Светлый фон

 

Там нет, и не может быть друзей, приятелей, просто знакомых. Все осужденные — добыча, враги, охотники. Просто мясо.

 

И ты постоянно бежишь, выслеживаешь или, наоборот, убегаешь. И нельзя оступиться, обернуться, просто вдохнуть.

 

Небо там свинцово-серое, не видно ни солнца, ни луны, ни звезд. Всегда дует сухой, горячий западный ветер, всегда воняет разлагающейся плотью и смертью.

 

Знаешь, какой запах у смерти, Кали? Как у болотной воды в жаркий день.

Я первое время вообще ничего не чувствовал, кроме этого запаха, ничего не видел, кроме пыли, постоянно плотным облаком висевшей перед лицом, забивающей уши, нос и рот, пробирающейся под одежду. Из-за этой пыли тело постоянно чешется, хочется содрать с себя кожу. Иногда во сне я раздирал себе руки до крови, просыпался от ее запаха и тут же срывался на бег, потому что через миг на том самом месте, где я спал, появлялась нежить или другие приговоренные.

 

Я никогда не видел их лиц… Лиц таких же осужденных, как и я. Они все так и остались для меня лишь размытыми тенями, неясными силуэтами, дрожащими в мареве пыли. Я просто убивал их быстрее, чем мог увидеть, быстрее, чем мог понять. Всегда, прежде всего, распарывал когтями горло, ломал позвоночник и отшвыривал от себя голову. Я — чудовище, Калисто.

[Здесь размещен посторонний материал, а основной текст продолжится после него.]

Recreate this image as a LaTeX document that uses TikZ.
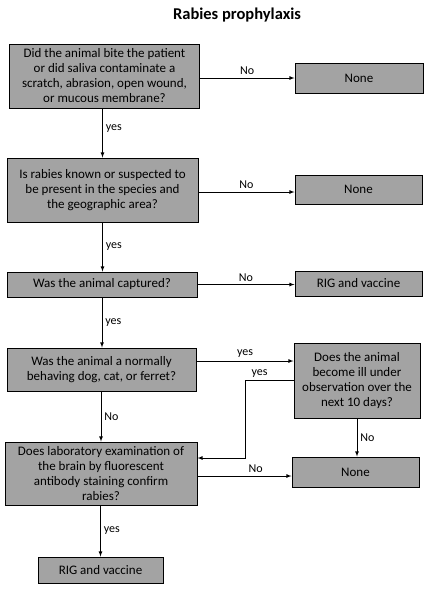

Я хотела прикоснуться к нему, обнять, не знаю… сделать что-то, сказать что-то… Это не жалость, даже не сочувствие. Таких, как Тивор, жалеть нельзя. Жалость к мужчине — самая большая ошибка женщины, я успела понять это, пятнадцать лет плавая по морям и океанам в компании тридцати сорвиголов. Мужчину надо понять, мужчину иногда надо простить, но не жалеть, ни в коем случае не жалеть. Жалость к мужчине — это мерзко и малодушно, это одно из того немного, что действительно может сломать стальной хребет.

 

Я уже протянула руку, но Тивор вдруг гибко поднялся на ноги и заметался из угла в угол. Резко и как-то болезненно.

 

И волк забрал себе контроль. Подавил и подчинил меня себе. Основной инстинкт, Калисто, — это инстинкт выживания. Зверь во мне умирать не хотел, а тогда все к этому шло, я сам вел себя к грани.

 

К тому же у волка больше преимуществ, чем у мага хаоса. Животное внутри всегда быстрее, сильнее, хитрее. У него острее нюх и слух, лучше зрение. Он дольше может обходиться без еды и воды, к волку почти невозможно подкрасться незамеченным.

 

Через три месяца, я перестал мыслить, чувствовать, ощущать, как разумное существо, полностью стал зверем. Он давил меня, даже во сне не позволяя быть собой. Я пытался взять зверя под контроль, скорее по привычке, чем осознанно, и каждый раз проигрывал в этой схватке, наверное, самой важной. Кто бы мог подумать тогда, Кали, что я боролся не с тем, думал не о том. Я считал волка врагом, самым опасным врагом, хотя на самом деле большую опасность нес сам. Был так глуп, так слеп.